Your story in this week’s issue, “Chance the Cat,” is, as the title suggests, about a cat called Chance. When did this cat first come into your mind as a possible fictional character?
I based the cat in the story on a real cat. His name is Baudelaire, and he was found on the street in Chicago, not far from the Obamas’ house on the South Side. He lives in Boston now, but he was at our house recently and we spent some time together. So I’d had him in mind for a few years before I began writing the story.
Chance is discovered on the street by Kayla and William, two students at the University of Chicago who have just started dating. Kayla is Black and William is white. When you started writing the story, did you know there’d be an interracial relationship at its heart?

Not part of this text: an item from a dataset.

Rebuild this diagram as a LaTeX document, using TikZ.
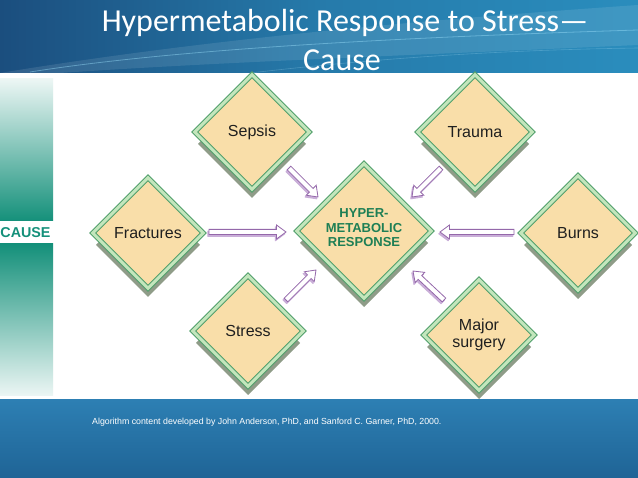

I began by imagining the cat and the landscape—not only that part of Chicago, the physical landscape, but the historical landscape—and, of course, my own limitations, when it comes to knowing what it’s like to be a cat. And then, early on, I saw Kayla and William bumping into each other and then, as I was writing, I was listening to them talking at the café. I knew early on that they were going to rescue the cat and make up stories about him. I didn’t know there was going to be this interracial relationship at the heart of the story, but it appeared as soon as they bumped into each other and shared information about what they were researching—and then they rescued the cat.
William is studying Henry Louis Gates, Jr., and writing a thesis on the theory of signification. He tends to lapse into lecture mode, which Kayla seems to tolerate. She’s studying Foucault, but doesn’t appear to be quite as assertive as William in discussing her theories. What did you want to convey about the day-to-day nature of their interactions? How important a role does Chance play in keeping them together?
I’m not sure if Kayla really tolerates William in his lecture mode—at least she doesn’t in the long run. William imagines the life of Chance on the street in one way, and she imagines Chance’s survival in other ways. There’s a certain point, and perhaps this is true of all human relationships, where one is tolerating the other, where the balance isn’t perfect. Sometimes love—I mean really passionate eros—is powerful enough to override this imbalance, but I’m not sure if they were really in love. That’s for the reader to tweeze out.
Kayla’s apartment, which William moves into, is near the Obamas’ house in Hyde Park. There are always Secret Service agents guarding the property. Partway through, the perspective of the story shifts, and we see events from the point of view of an agent called Dwight. Did you do any research on the Secret Service, or did you rely purely on your imagination when considering how he’d approach his job?
I had a family member who lived in that neighborhood, right down the street from the Obamas’ house, and when the President was in town the Secret Service personnel stopped everyone and checked their names against a list. I didn’t research the Secret Service, although I did see a video on Japanese trains and how operators are taught to say things out loud, to repeat operational instructions out loud even when they’re alone, and that got me thinking about these jobs people have—standing, watching, guarding—and the history behind that type of work.
Early on in their relationship, Kayla and William take a train to Michigan City, Indiana. Kayla, thinking back about this time some years later, is still a little troubled by the interaction they had with a white conductor. In Chicago, whenever Kayla and William are stopped by Dwight, he seems to give William a harder time. Is it difficult for Kayla and William to articulate their feelings about these encounters?
I imagine that Kayla can articulate what she felt in those encounters, because she’s writing something that will clarify the dynamic—and she’s had to think about this kind of encounter her entire life. With William, I’m not so sure that he’ll ever really be able to articulate what was happening to him, and of course he’s the one who talks the most. I saw William as someone who can easily talk himself into a corner, using academic jargon, and then just sit there for the rest of his life, perfectly content.
As the story unfolds, it seems to be Kayla’s story more than anyone’s, because we learn that she’s writing an essay that draws on this time in her life. But it’s also the cat’s story; this is the creature that embodies the narrative. Toward the end, though, an authorial “you” emerges more distinctly. Whose story do you think it is?
In a way, all stories, all art, are a confession of limitation, and that’s inherent in the fact that a story has to begin somewhere and end somewhere else. Personally—and this is just me right now, thinking about it—I want to believe that it’s Kayla’s story, but I also want to be honest enough to admit that it isn’t. I felt a call-and-response as I wrote and revised, a sense of wanting to pin down what mattered—I guess that’s obvious—but I also wanted to expose my limits, and let the cat take over.
Nearly every section of the story opens with a question or an answer about what matters. Were those opening refrains in your mind from the beginning?
I just let those questions and answers, which are the questions all writers ask as they create, or as they revise, into the narrative. Does this particular thing matter in the wider story I’m imagining? I let those bones stay on the surface. It’s the fundamental question we ask, or should be asking, all the time: does this matter? Doesn’t everything matter? Does that glance mean what I think it means? What can I imagine? What can’t I imagine?